Naquela semana havia notado que João andava mais quieto, mais 'apagado' como costumávamos dizer (quando dormia muito, não apresentava muitas reações aos estímulos...). Meu coração de mãe andava inquieto sem saber porque. João vinha de meses estáveis desde o inverno, mas estava apresentando uma hepatite farmacológica (causada pelo uso de medicações). Então na quarta ou quinta-feira (não lembro bem), durante os preparativos para o seu banho, na troca das fraldas a técnica de enfermagem percebeu sangue vivo nas fezes. Foi só ela continuar a limpeza e mexer um pouquinho mais nele que a hemorragia se apresentou. Perdeu muito sangue, ficou pálido. No dia seguinte pela manhã uma séria conversa com a médica que cuidava do João e eu entendi / compreendi que o fim estava começando.
O final de semana se arrastou. João recebeu um acesso central para receber medicações e soro sem importuná-lo e causar mais dor ainda. Aumentaram os sedativos para conforto. Não sei quantas horas passei lá naqueles dias, mas a minha impressão é de que o tempo havia parado. Eu e Fabiano rezamos bastante e estávamos com o coração ao mesmo tempo angustiado e tranquilo. João visivelmente estava cansado de sua luta. A saturação começou lentamente a diminuir, acompanhada dos batimentos cardíacos, precisou de mais ajuda do respirador.

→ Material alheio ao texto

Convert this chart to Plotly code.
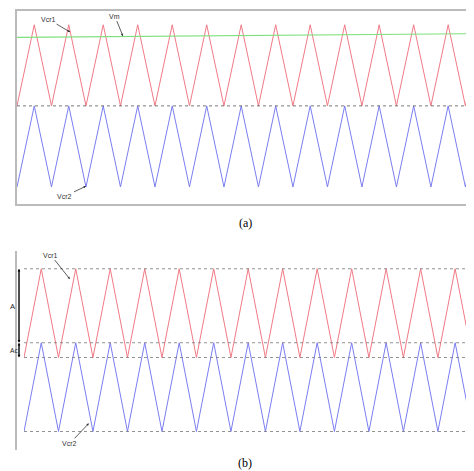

Já entendiamos e aceitamos que haveria um limite desta intervenção de manutenção da vida do João. O respirador não passaria deste limite pois dali em diante causaria mais dor e dano. Este limite foi alcançado na segunda-feira pela manhã. Em alguns momentos eu rezava pedindo uma reação do João, em outros pedia que se terminasse seu sofrer.. por fim, pedia que a vontade de Deus se realizasse. Os alarmes e bib's foram desligados, os aparelhos funcionavam silenciosamente, para não trazer mais ansiedade àquele dia, por certo apitariam sem parar já que os níveis do Joãozinho já andavam bem abaixo dos parâmetros. O dia se arrastou.

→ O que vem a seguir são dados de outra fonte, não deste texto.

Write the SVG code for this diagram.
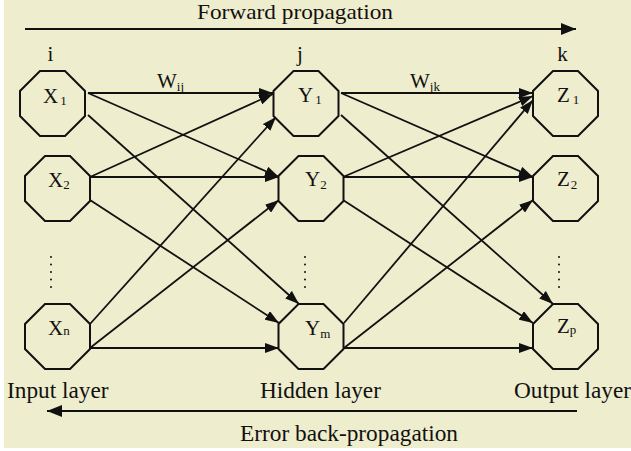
<svg xmlns="http://www.w3.org/2000/svg" width="631" height="451" viewBox="0 0 631 451">
<style>
.bg{fill:#EEEDCD}
.oct{fill:#EEEDCD;stroke:#111;stroke-width:2}
.t{font-family:"Liberation Serif","Times New Roman",serif;fill:#111}
.lbl{font-size:23.3px}
.nl{font-size:21px}
.sub{font-size:13px}
.c{stroke:#111;stroke-width:1.8;fill:none;marker-end:url(#ah)}
.big{stroke:#111;stroke-width:1.8;fill:none;marker-end:url(#bh)}
.dots{stroke:#111;stroke-width:2;stroke-linecap:round;stroke-dasharray:0 7.5}
</style>
<defs>
<marker id="ah" markerUnits="userSpaceOnUse" markerWidth="14" markerHeight="10" refX="14" refY="5" orient="auto">
<path d="M0,0 L14,5 L0,10 z" fill="#111"/>
</marker>
<marker id="bh" markerUnits="userSpaceOnUse" markerWidth="15" markerHeight="12" refX="15" refY="6" orient="auto">
<path d="M0,0 L15,6 L0,12 z" fill="#111"/>
</marker>
</defs>
<rect class="bg" x="4" y="0" width="627" height="448"/>

<g id="flow">
<line class="big" x1="25" y1="29" x2="576" y2="29"/>
<text class="t" font-size="21" x="197" y="19" textLength="196" lengthAdjust="spacingAndGlyphs">Forward propagation</text>
<line class="big" x1="577" y1="411" x2="47" y2="411"/>
<text class="t lbl" x="240" y="441">Error back-propagation</text>
</g>

<g id="layer-labels">
<text class="t nl" x="50.5" y="61" text-anchor="middle">i</text>
<text class="t nl" x="300" y="61" text-anchor="middle">j</text>
<text class="t nl" x="562.5" y="61" text-anchor="middle">k</text>
<text class="t lbl" x="7" y="398">Input layer</text>
<text class="t lbl" x="260" y="398">Hidden layer</text>
<text class="t lbl" x="514" y="398">Output layer</text>
<text class="t nl" x="157" y="88">W<tspan class="sub" dy="3">ij</tspan></text>
<text class="t nl" x="410" y="88">W<tspan class="sub" dy="3">jk</tspan></text>
</g>

<g id="connectors">
<line class="c" x1="88" y1="93" x2="273" y2="93"/>
<line class="c" x1="88" y1="93" x2="279" y2="177"/>
<line class="c" x1="88" y1="115" x2="299" y2="304"/>
<line class="c" x1="90" y1="177" x2="273" y2="94"/>
<line class="c" x1="90" y1="177" x2="279" y2="177"/>
<line class="c" x1="90" y1="200" x2="279" y2="323"/>
<line class="c" x1="90" y1="324" x2="276" y2="117"/>
<line class="c" x1="90" y1="348" x2="279" y2="200"/>
<line class="c" x1="90" y1="348" x2="279" y2="348"/>
<line class="c" x1="341" y1="93" x2="533" y2="93"/>
<line class="c" x1="341" y1="93" x2="533" y2="177"/>
<line class="c" x1="341" y1="115" x2="553" y2="304"/>
<line class="c" x1="343" y1="177" x2="533" y2="96"/>
<line class="c" x1="343" y1="177" x2="533" y2="177"/>
<line class="c" x1="343" y1="200" x2="533" y2="323"/>
<line class="c" x1="344" y1="323" x2="533" y2="100"/>
<line class="c" x1="344" y1="348" x2="533" y2="200"/>
<line class="c" x1="344" y1="348" x2="533" y2="348"/>
</g>

<g id="dots">
<line class="dots" x1="51" y1="257" x2="51" y2="288"/>
<line class="dots" x1="305" y1="257" x2="305" y2="288"/>
<line class="dots" x1="559" y1="257" x2="559" y2="288"/>
</g>

<g id="X1">
<polygon class="oct" points="40,71 65,71 85,91 85,116 65,136 40,136 20,116 20,91"/>
<text class="t nl" x="43" y="103">X<tspan class="sub" dx="2" dy="2">1</tspan></text>
</g>
<g id="X2">
<polygon class="oct" points="45,156 70,156 90,176 90,201 70,221 45,221 25,201 25,176"/>
<text class="t nl" x="48" y="187">X<tspan class="sub" dy="2">2</tspan></text>
</g>
<g id="Xn">
<polygon class="oct" points="45,304 70,304 90,324 90,349 70,369 45,369 25,349 25,324"/>
<text class="t nl" x="48" y="335">X<tspan class="sub">n</tspan></text>
</g>
<g id="Y1">
<polygon class="oct" points="293.5,71 318.5,71 338.5,91 338.5,116 318.5,136 293.5,136 273.5,116 273.5,91"/>
<text class="t nl" x="298" y="102">Y<tspan class="sub" dx="2" dy="2">1</tspan></text>
</g>
<g id="Y2">
<polygon class="oct" points="298.5,156 323.5,156 343.5,176 343.5,201 323.5,221 298.5,221 278.5,201 278.5,176"/>
<text class="t nl" x="305" y="186">Y<tspan class="sub" dy="3">2</tspan></text>
</g>
<g id="Ym">
<polygon class="oct" points="298.5,304 323.5,304 343.5,324 343.5,349 323.5,369 298.5,369 278.5,349 278.5,324"/>
<text class="t nl" x="305" y="335">Y<tspan class="sub" dy="3">m</tspan></text>
</g>
<g id="Z1">
<polygon class="oct" points="553,71 578,71 598,91 598,116 578,136 553,136 533,116 533,91"/>
<text class="t nl" x="557" y="102">Z<tspan class="sub" dx="3" dy="2">1</tspan></text>
</g>
<g id="Z2">
<polygon class="oct" points="553,156 578,156 598,176 598,201 578,221 553,221 533,201 533,176"/>
<text class="t nl" x="557" y="186">Z<tspan class="sub" dx="1" dy="3">2</tspan></text>
</g>
<g id="Zp">
<polygon class="oct" points="553,304 578,304 598,324 598,349 578,369 553,369 533,349 533,324"/>
<text class="t nl" x="557" y="333">Z<tspan class="sub" dy="1">p</tspan></text>
</g>
</svg>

A tarde liguei para o Fabiano e pedi que viesse direto do trabalho para o hospital. Eu o esperaria lá para conversarmos. Eu estava convicta a não mais deixar o João sozinho. Fabiano chegou ao hospital as seis e meia da tarde. A impressão que temos é que João o estava esperando. Ele entrou na UTI, conversamos, fez um carinho no João e saiu para falar ao celular (justamente sobre o Joãozinho). Eu estava com João, ao lado de seu leito. Percebi que a contagem dos batimentos estava muito baixa e a respiração muito fraca. Fiquei fazendo um carinho nos ruivos cabelos. A técnica de enfermagem se aproximou e eu apontei para o monitor e perguntei com alguma esperança 'será que tá funcionando?'. Ela olhou e saiu da sala para chamar o médico. Quando ele entrou, uma questão de segundos depois, já me encontrou cheia de lágrimas. Eu sabia que ele já tinha partido. Fabiano retornou chamado pela enfermeira, entra na sala enquanto o médico faz o exame, olhando para ele balanço a cabeça. Dr. Luciano, põe cuidadosamente o estetoscópio no pescoço como a ganhar um tempo de respiração. Seu olhar declara a morte de nosso Joãozinho. Ele não diz nada, estende sua mão e aperta a minha.
Só tinha mais um pedido a fazer: desejava abraçar meu filho nos braços sem nenhum fio ligado, sem aparelho algum, só nós, como nunca pude antes pegá-lo.
Não sei ao certo porque desejei contar isso aqui. As vezes tenho medo de esquecer.